**WHAT YOU ARE ASKED TO DO:** Lines that contain the string "this" are to be copied; leave out all others.

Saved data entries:

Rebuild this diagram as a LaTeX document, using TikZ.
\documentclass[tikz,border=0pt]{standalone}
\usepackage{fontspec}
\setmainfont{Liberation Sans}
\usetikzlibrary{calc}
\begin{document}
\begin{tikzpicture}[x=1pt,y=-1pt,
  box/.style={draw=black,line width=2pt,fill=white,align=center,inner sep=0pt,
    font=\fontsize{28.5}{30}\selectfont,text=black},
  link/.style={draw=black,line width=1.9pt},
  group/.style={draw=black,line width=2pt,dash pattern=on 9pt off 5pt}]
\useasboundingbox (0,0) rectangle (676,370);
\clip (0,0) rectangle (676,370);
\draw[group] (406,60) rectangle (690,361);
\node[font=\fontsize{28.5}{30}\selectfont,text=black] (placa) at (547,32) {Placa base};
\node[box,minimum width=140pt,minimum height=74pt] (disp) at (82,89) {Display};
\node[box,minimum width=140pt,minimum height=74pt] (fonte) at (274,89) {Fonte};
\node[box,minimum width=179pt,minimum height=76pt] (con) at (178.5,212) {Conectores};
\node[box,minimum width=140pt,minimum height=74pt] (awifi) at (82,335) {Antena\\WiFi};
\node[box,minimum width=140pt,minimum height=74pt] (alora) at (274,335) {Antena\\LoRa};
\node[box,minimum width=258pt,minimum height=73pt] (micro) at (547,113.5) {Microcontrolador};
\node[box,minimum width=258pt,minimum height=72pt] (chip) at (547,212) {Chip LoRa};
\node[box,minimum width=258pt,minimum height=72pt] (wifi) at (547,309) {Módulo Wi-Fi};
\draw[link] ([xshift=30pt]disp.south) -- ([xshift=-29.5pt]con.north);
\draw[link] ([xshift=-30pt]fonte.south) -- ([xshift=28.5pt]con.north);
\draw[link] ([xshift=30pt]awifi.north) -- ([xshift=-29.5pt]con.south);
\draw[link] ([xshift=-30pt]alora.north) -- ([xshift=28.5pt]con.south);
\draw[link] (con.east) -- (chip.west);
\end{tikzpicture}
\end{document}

==

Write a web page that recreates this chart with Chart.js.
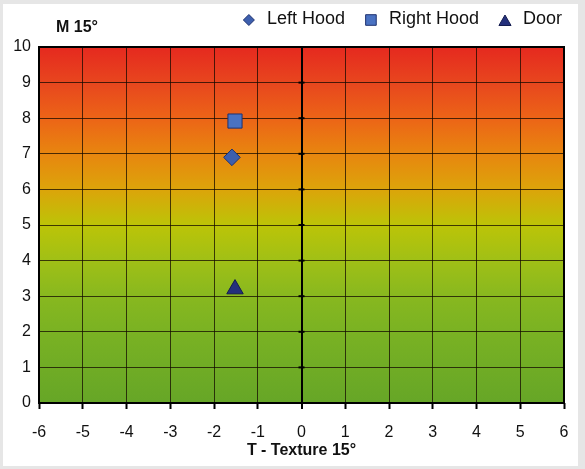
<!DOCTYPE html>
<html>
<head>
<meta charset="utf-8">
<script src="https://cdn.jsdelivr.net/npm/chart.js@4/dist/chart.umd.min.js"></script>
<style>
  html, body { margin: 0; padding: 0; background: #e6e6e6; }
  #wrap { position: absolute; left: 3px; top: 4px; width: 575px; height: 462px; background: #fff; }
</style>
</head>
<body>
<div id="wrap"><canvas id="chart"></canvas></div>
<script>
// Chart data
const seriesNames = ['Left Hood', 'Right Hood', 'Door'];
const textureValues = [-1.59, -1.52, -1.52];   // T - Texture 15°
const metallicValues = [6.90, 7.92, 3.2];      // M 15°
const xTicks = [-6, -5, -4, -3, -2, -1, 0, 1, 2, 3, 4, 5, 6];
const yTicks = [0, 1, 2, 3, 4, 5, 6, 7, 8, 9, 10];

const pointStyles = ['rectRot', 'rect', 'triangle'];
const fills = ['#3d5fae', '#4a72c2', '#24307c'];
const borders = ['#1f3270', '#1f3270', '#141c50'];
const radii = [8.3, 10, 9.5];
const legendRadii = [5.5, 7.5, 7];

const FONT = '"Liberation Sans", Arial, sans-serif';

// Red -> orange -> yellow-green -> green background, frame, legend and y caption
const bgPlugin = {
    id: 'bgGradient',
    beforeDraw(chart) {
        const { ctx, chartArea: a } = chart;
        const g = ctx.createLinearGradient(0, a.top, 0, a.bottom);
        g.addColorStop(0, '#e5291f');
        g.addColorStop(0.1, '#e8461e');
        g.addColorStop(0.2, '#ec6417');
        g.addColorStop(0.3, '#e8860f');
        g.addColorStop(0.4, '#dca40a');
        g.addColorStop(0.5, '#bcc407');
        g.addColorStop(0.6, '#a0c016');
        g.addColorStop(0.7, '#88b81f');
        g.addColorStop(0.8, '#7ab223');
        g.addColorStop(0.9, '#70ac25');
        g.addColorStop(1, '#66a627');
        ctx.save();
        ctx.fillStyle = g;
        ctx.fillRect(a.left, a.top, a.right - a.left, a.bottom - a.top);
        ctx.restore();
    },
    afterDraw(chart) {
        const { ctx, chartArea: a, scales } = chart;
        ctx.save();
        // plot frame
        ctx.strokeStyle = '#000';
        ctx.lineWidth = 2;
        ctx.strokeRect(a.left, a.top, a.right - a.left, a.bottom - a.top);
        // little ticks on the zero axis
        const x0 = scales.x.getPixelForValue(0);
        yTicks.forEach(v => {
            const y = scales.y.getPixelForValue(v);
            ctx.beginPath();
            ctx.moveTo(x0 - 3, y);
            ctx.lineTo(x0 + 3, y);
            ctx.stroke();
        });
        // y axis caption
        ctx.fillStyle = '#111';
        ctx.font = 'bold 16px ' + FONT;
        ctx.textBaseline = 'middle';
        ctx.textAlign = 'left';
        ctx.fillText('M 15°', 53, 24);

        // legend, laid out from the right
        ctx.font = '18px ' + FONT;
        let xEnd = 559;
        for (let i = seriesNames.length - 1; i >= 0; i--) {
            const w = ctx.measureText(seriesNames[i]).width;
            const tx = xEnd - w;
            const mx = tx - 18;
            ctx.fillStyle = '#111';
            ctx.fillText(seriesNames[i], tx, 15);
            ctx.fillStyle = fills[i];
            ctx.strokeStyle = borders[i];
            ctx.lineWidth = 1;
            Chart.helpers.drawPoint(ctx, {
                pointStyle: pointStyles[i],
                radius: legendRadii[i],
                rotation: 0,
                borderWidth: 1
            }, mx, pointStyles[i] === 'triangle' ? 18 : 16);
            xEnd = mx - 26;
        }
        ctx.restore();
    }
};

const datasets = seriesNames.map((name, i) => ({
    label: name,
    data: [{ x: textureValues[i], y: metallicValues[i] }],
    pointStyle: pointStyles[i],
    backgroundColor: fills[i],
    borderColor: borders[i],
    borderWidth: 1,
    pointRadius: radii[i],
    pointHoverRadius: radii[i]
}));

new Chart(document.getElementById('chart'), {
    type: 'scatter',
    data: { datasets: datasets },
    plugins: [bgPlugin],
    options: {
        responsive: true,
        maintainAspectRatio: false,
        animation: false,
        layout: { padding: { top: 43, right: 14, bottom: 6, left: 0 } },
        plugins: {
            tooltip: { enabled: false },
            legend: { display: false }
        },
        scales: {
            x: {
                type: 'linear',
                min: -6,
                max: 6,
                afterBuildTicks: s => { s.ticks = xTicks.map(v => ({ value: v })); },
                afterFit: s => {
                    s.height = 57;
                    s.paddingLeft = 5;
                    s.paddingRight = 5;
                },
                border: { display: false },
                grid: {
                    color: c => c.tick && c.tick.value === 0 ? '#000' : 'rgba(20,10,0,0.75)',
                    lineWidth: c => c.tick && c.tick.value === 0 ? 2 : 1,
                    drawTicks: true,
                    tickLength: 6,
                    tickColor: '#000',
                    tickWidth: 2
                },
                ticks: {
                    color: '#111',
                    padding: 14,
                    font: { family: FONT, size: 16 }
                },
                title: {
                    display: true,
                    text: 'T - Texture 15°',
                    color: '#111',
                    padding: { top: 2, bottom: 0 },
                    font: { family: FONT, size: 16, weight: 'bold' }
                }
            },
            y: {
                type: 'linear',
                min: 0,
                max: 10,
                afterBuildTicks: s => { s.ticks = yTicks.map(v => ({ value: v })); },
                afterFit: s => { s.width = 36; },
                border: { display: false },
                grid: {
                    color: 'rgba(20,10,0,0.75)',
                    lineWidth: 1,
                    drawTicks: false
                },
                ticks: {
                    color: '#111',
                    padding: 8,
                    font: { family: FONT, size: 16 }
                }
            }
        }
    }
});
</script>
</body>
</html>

**WORKED ANSWER:**
Rebuild this diagram as a LaTeX document, using TikZ.
Write a web page that recreates this chart with Chart.js.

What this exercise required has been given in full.